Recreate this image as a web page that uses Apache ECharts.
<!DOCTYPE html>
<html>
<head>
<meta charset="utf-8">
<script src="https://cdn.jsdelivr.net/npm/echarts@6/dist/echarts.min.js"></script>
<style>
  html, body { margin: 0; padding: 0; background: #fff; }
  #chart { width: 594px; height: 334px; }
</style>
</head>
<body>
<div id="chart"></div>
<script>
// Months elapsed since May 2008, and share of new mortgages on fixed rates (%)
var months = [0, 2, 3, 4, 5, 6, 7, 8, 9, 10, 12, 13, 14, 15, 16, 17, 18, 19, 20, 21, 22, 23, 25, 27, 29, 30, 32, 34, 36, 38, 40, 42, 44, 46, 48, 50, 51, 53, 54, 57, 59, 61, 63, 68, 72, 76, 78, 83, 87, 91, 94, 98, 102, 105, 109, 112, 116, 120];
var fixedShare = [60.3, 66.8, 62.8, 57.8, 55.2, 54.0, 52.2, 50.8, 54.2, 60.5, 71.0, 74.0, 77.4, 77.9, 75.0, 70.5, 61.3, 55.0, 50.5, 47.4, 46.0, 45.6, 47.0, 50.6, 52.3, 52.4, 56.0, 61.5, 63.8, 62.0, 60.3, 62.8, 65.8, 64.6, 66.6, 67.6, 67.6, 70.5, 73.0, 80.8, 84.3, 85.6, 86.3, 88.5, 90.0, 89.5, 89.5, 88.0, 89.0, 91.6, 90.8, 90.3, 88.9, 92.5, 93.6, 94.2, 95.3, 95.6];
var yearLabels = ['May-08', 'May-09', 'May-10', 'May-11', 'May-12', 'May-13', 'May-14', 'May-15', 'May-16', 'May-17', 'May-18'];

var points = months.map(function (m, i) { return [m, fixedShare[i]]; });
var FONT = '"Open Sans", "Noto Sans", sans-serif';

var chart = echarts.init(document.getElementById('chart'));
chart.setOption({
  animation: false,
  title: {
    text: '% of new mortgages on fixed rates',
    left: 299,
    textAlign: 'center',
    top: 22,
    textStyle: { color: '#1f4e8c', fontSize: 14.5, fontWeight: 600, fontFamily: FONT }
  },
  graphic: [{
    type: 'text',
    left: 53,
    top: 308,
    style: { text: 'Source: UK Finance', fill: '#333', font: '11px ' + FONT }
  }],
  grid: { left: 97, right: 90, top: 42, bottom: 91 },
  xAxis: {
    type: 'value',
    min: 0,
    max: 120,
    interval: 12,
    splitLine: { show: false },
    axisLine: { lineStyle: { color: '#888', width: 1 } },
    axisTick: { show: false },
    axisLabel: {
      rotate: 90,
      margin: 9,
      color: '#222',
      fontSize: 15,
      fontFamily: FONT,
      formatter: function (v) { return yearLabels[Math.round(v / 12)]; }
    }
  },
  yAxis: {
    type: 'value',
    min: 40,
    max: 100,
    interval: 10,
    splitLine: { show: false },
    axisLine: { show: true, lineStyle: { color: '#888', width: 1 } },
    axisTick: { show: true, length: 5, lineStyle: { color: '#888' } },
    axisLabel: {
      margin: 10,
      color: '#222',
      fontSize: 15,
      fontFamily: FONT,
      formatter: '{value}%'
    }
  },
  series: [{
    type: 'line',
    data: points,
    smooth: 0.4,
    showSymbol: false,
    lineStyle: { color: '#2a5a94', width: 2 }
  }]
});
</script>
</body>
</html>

[Short problem] Copy every line verbatim.

[Result below]
Recreate this image as a web page that uses Apache ECharts.
<!DOCTYPE html>
<html>
<head>
<meta charset="utf-8">
<script src="https://cdn.jsdelivr.net/npm/echarts@6/dist/echarts.min.js"></script>
<style>
  html, body { margin: 0; padding: 0; background: #fff; }
  #chart { width: 594px; height: 334px; }
</style>
</head>
<body>
<div id="chart"></div>
<script>
// Months elapsed since May 2008, and share of new mortgages on fixed rates (%)
var months = [0, 2, 3, 4, 5, 6, 7, 8, 9, 10, 12, 13, 14, 15, 16, 17, 18, 19, 20, 21, 22, 23, 25, 27, 29, 30, 32, 34, 36, 38, 40, 42, 44, 46, 48, 50, 51, 53, 54, 57, 59, 61, 63, 68, 72, 76, 78, 83, 87, 91, 94, 98, 102, 105, 109, 112, 116, 120];
var fixedShare = [60.3, 66.8, 62.8, 57.8, 55.2, 54.0, 52.2, 50.8, 54.2, 60.5, 71.0, 74.0, 77.4, 77.9, 75.0, 70.5, 61.3, 55.0, 50.5, 47.4, 46.0, 45.6, 47.0, 50.6, 52.3, 52.4, 56.0, 61.5, 63.8, 62.0, 60.3, 62.8, 65.8, 64.6, 66.6, 67.6, 67.6, 70.5, 73.0, 80.8, 84.3, 85.6, 86.3, 88.5, 90.0, 89.5, 89.5, 88.0, 89.0, 91.6, 90.8, 90.3, 88.9, 92.5, 93.6, 94.2, 95.3, 95.6];
var yearLabels = ['May-08', 'May-09', 'May-10', 'May-11', 'May-12', 'May-13', 'May-14', 'May-15', 'May-16', 'May-17', 'May-18'];

var points = months.map(function (m, i) { return [m, fixedShare[i]]; });
var FONT = '"Open Sans", "Noto Sans", sans-serif';

var chart = echarts.init(document.getElementById('chart'));
chart.setOption({
  animation: false,
  title: {
    text: '% of new mortgages on fixed rates',
    left: 299,
    textAlign: 'center',
    top: 22,
    textStyle: { color: '#1f4e8c', fontSize: 14.5, fontWeight: 600, fontFamily: FONT }
  },
  graphic: [{
    type: 'text',
    left: 53,
    top: 308,
    style: { text: 'Source: UK Finance', fill: '#333', font: '11px ' + FONT }
  }],
  grid: { left: 97, right: 90, top: 42, bottom: 91 },
  xAxis: {
    type: 'value',
    min: 0,
    max: 120,
    interval: 12,
    splitLine: { show: false },
    axisLine: { lineStyle: { color: '#888', width: 1 } },
    axisTick: { show: false },
    axisLabel: {
      rotate: 90,
      margin: 9,
      color: '#222',
      fontSize: 15,
      fontFamily: FONT,
      formatter: function (v) { return yearLabels[Math.round(v / 12)]; }
    }
  },
  yAxis: {
    type: 'value',
    min: 40,
    max: 100,
    interval: 10,
    splitLine: { show: false },
    axisLine: { show: true, lineStyle: { color: '#888', width: 1 } },
    axisTick: { show: true, length: 5, lineStyle: { color: '#888' } },
    axisLabel: {
      margin: 10,
      color: '#222',
      fontSize: 15,
      fontFamily: FONT,
      formatter: '{value}%'
    }
  },
  series: [{
    type: 'line',
    data: points,
    smooth: 0.4,
    showSymbol: false,
    lineStyle: { color: '#2a5a94', width: 2 }
  }]
});
</script>
</body>
</html>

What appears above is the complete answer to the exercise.